Last July, I posted about apps for toddlers and preschoolers. This update, by request, is meant for preschoolers, kindergarteners, and some for early grade schoolers. By now, your little one may be a master tablet manipulator, so dragging cute bunnies around the screen doesn’t cut it anymore. She’ll want more challenge and you’ll want higher educational value, both without losing the fun. As before:
I highly recommend…making an account on appshopper.com and adding [finds] to your wish list. Many of the paid apps drop in price regularly, so you can get notifications and snag them when they are free or cheap. Note that some of these linked below have separate iPhone versions. And some have free lite versions. I’ve linked to full iPad versions here.
Make sure to really check for the lite or freemium versions. In many cases the price gap is large.
The major skills you’ll probably want to encourage at this stage relate to reading and math.

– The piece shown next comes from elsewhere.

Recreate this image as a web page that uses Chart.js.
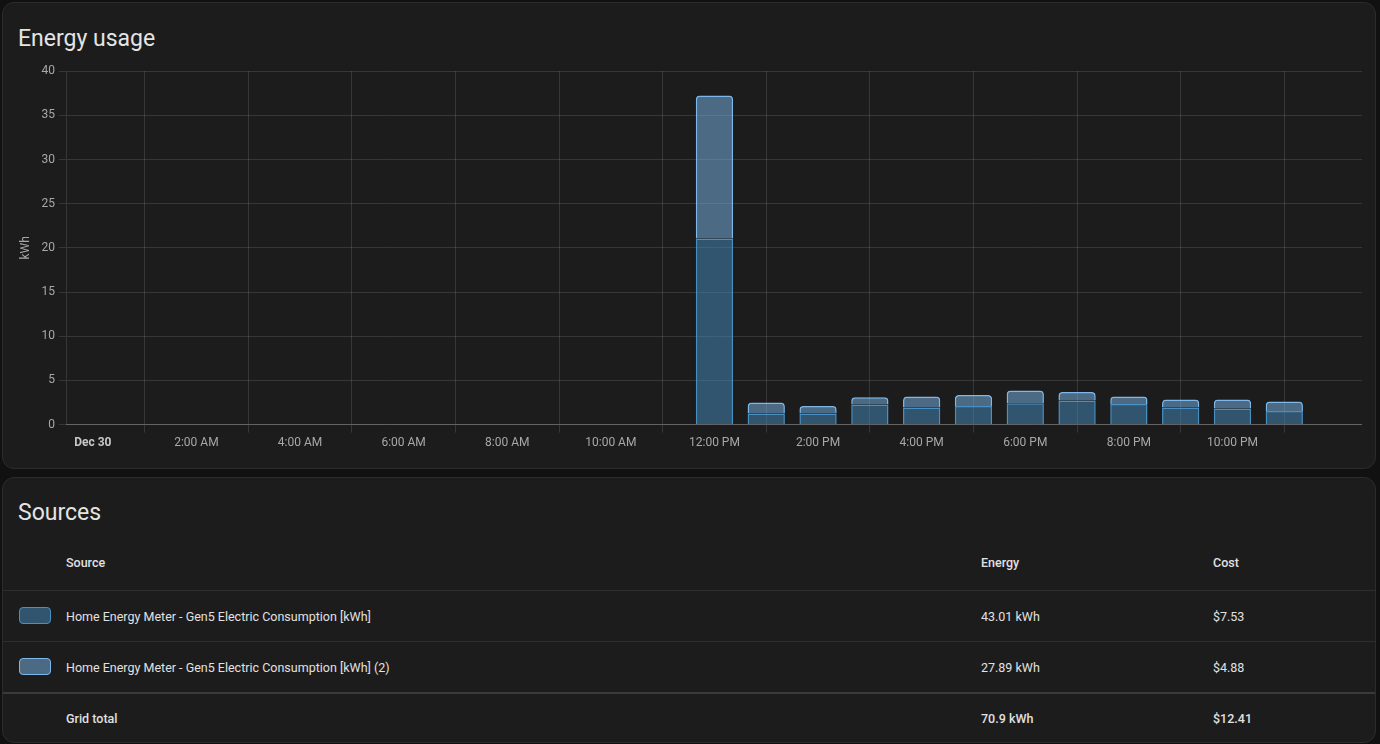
<!DOCTYPE html>
<html>
<head>
<meta charset="utf-8">
<script src="https://cdn.jsdelivr.net/npm/chart.js@4.4.1/dist/chart.umd.min.js"></script>
<style>
  body { margin:0; background:#111111; width:1380px; height:744px; overflow:hidden; position:relative;
         font-family: Roboto, "Noto Sans", sans-serif; color:#e1e1e1; }
  .card { position:absolute; left:2px; width:1374px; background:#1c1c1c; border:1px solid #2c2c2c; border-radius:12px; box-sizing:border-box; }
  .title { position:absolute; left:15px; font-size:23px; font-weight:400; color:#e4e4e4; }
  #wrap { position:absolute; left:12px; top:57px; width:1347px; height:393px; }
  .row { position:absolute; left:0; right:0; font-size:12.5px; }
  .row span { position:absolute; top:0; }
  .line { position:absolute; left:0; right:0; height:1px; background:#2e2e2e; }
  .sw { position:absolute; left:16px; width:30px; height:15px; border-radius:4px; border:1.5px solid; }
  .hd { font-weight:500; }
</style>
</head>
<body>
<div class="card" style="top:2px;height:467px;">
  <div class="title" style="top:22px;">Energy usage</div>
  <div id="wrap"><canvas id="myChart"></canvas></div>
</div>
<div class="card" style="top:477px;height:266px;" id="sources">
  <div class="title" style="top:21px;">Sources</div>
</div>
<script>
// hourly labels for Dec 30 (25 slots, last one is midnight)
const hourLabels = ['Dec 30','1:00 AM','2:00 AM','3:00 AM','4:00 AM','5:00 AM','6:00 AM','7:00 AM','8:00 AM','9:00 AM','10:00 AM','11:00 AM',
  '12:00 PM','1:00 PM','2:00 PM','3:00 PM','4:00 PM','5:00 PM','6:00 PM','7:00 PM','8:00 PM','9:00 PM','10:00 PM','11:00 PM',''];
// kWh per hour, bottom series
const consumption1 = [0,0,0,0,0,0,0,0,0,0,0,0, 21.05,1.25,1.25,2.27,1.93,2.11,2.42,2.73,2.34,1.93,1.82,1.55, null];
// kWh per hour, top series
const consumption2 = [0,0,0,0,0,0,0,0,0,0,0,0, 16.2,1.25,0.86,0.83,1.25,1.25,1.44,0.97,0.84,0.91,1.02,1.06, null];
const yTicks = [0,5,10,15,20,25,30,35,40];

const sourceNames = ['Home Energy Meter - Gen5 Electric Consumption [kWh]','Home Energy Meter - Gen5 Electric Consumption [kWh] (2)'];
const sourceEnergy = ['43.01 kWh','27.89 kWh'];
const sourceCost = ['$7.53','$4.88'];
const gridTotal = ['Grid total','70.9 kWh','$12.41'];
const borderColors = ['#488fc2','#7cb8ec'];
const fillColors = ['#488fc27f','#7cb8ec7f'];

// sources table
const src = document.getElementById('sources');
function addRow(top, cells, bold) {
  const r = document.createElement('div');
  r.className = 'row' + (bold ? ' hd' : '');
  r.style.top = top + 'px';
  const xs = [63, 978, 1210];
  cells.forEach((c, i) => {
    const s = document.createElement('span');
    s.textContent = c; s.style.left = xs[i] + 'px';
    r.appendChild(s);
  });
  src.appendChild(r);
}
function addLine(top, color) {
  const l = document.createElement('div');
  l.className = 'line'; l.style.top = top + 'px';
  if (color) { l.style.background = color; l.style.height = '2px'; }
  src.appendChild(l);
}
addRow(77, ['Source','Energy','Cost'], true);
addLine(112);
sourceNames.forEach((n, i) => {
  const top = 131 + i * 51;
  addRow(top, [n, sourceEnergy[i], sourceCost[i]], false);
  const sw = document.createElement('div');
  sw.className = 'sw';
  sw.style.top = (top - 2) + 'px';
  sw.style.borderColor = borderColors[i];
  sw.style.background = fillColors[i];
  src.appendChild(sw);
  addLine(top + 32, i === 1 ? '#3a3a3a' : null);
});
addRow(233, gridTotal, true);

const ctx = document.getElementById('myChart');
new Chart(ctx, {
  type: 'bar',
  data: {
    labels: hourLabels,
    datasets: [{
      label: sourceNames[0],
      data: consumption1,
      backgroundColor: fillColors[0],
      borderColor: borderColors[0],
      borderWidth: 1.5,
      borderRadius: 0
    }, {
      label: sourceNames[1],
      data: consumption2,
      backgroundColor: fillColors[1],
      borderColor: borderColors[1],
      borderWidth: 1.5,
      borderRadius: {topLeft: 4, topRight: 4}
    }]
  },
  options: {
    responsive: true,
    maintainAspectRatio: false,
    animation: false,
    layout: { padding: { left: 0, right: 0, top: 4, bottom: 0 } },
    plugins: { legend: { display: false }, tooltip: { enabled: false } },
    scales: {
      x: {
        stacked: true,
        grid: { color: 'rgba(255,255,255,0.12)', tickLength: 8, offset: true },
        border: { color: 'rgba(255,255,255,0.22)' },
        ticks: {
          maxRotation: 0,
          autoSkip: true,
          color: ctx => ctx.index === 0 ? '#c8c8c8' : '#a8a8a8',
          font: ctx => ({ family: 'Roboto', size: 12, weight: ctx.index === 0 ? 'bold' : 'normal' })
        }
      },
      y: {
        stacked: true,
        min: 0, max: 40,
        afterBuildTicks: axis => { axis.ticks = yTicks.map(v => ({ value: v })); },
        grid: { color: 'rgba(255,255,255,0.12)', tickLength: 8 },
        border: { color: 'rgba(255,255,255,0.12)' },
        ticks: { color: '#a8a8a8', font: { family: 'Roboto', size: 12 }, padding: 4 },
        title: { display: true, text: 'kWh', color: '#a8a8a8', font: { family: 'Roboto', size: 12 } }
      }
    }
  }
});
</script>
</body>
</html>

The “Endless” apps by Originator are still among the best and most engaging for early reading, spelling, and numbers. Endless Wordplay lets kids spell and put words in sentences, with the same darling animated payoffs as Endless Alphabet.
For letter recognition and writing letters, check out Wiggly Words, Yum-Yum Letters, and iTrace. For spelling and reading, in addition to the Originator apps, try Wonster Words (note high price and freemium lite version on this one), Gappy Learns Reading. For my boy, the winner was a puzzle/arcade game that smuggles in spelling challenges called Sky Fish Phonics.
Believe it or not, excellent and engaging reading apps are hard to come by. Some of the best ones are available on fairly high-priced subscription models. Check out the offerings by Rosetta Stone, such as Kids Reading.
Some counting and math apps to check out, in addition to Endless Numbers by Originator (fremium version here), include Monster Math, Animal Math, and Mathseeds. Blake eLearning, which publishes the latter, sells separate apps by grade level in a variety of categories. Tribal Nova offfers some cute games in various categories including Numbers, Addition, and Subtraction, but they’re also on a subscription model.
For learning to tell time, Bamba Clock is the best I’ve found, but note it weighs in at an insane 600+ MB. For learning about weather, try The Weather and Kid Weather. The former is published by Tiny Bop, who also offer a ton of great science-related and other creative apps, each worth the download, but each suited to slightly different levels.
Kids at this age are likely to be filled with wonder about the world around them and how it works. Don’t shy away from topics that might seem beyond them. For astronomy, StarWalk Kids, Montessori Planets of the Solar System, and Explorium Space for Kids. For geography, again, Earth 3D is excellent. Also try Kids Planet. For geology, The Earth by Tiny Bop. For a fun way to build and play with ecosystems, look at Toca Nature. To introduce (natural) history and cosmic time through a timeline, check out Timeline Eons. This is more of a general reference intended for adults, and so this one requires the parent to do the walk through. There’s a narrated Evolution Story, which looks so promising, but it crashes on my old and full iPad 2 half-way through. Maybe it will work on your brand new shiny one.
Kids can make elements in a virtual lab with Toca Lab. Some other virtual labs such as How to Make Electricity, Simple Machines, and the Everything Machine, are more advanced, but worth keeping for the future. For anatomy, look for The Human Body Explained and The Human Body by Tiny Bop. DNA Play introduces DNA by making monsters from DNA code in a (perhaps too) simple way. The puzzle Crazy Gears teaches some basic mechanics in a fun way. Inventioneers is another mechanics app we’ve yet to try.
On the less pedantic front, there are a whole bunch of engaging games to build virtual worlds in a minecraft style such as Toca Blocks (2D) and Toca Builders (3D). We haven’t yet tried Block Earth. My now 5 year old son really enjoys two world creation / play god games more intended for adults. In Doodle God, you combine elements (starting with the basics like water and earth) to make increasingly more complex things (law, werewolves). It’s rather abstract and may require your help. Pocket God has maybe too much cartoon violence, but if you can bear that it’s cute and creative.
Finally, there are a whole bunch of puzzle games more intended for adults that have challenged him in a positive way. AZZL, RGB Express, and Monument Valley, and Twisty Hollow. A few others haven’t quite caught his attention yet but might be more appealing to your little one: Shadowmatic, KAMI, Little Things, Sputnik Eyes, Spirits (a Lemmings clone), and Zen Bound 2. The latter requires a bit much stregnth and dexterity because it involves moving the iPad around.
Here’s another practical tip. My boy has become pretty greedy for “new games.” How you want to handle that kind of voracity for novelty is up to you as the parent. But in case you want to try out new apps and/or save them for later without little Skip getting into them just yet, you can hide them away in a secret folder. But my guy found that out rather quickly. So now the apps for later are all on the 2nd and 3rd pages of a folder called Productivity with a bunch of really boring icons on the 1st page.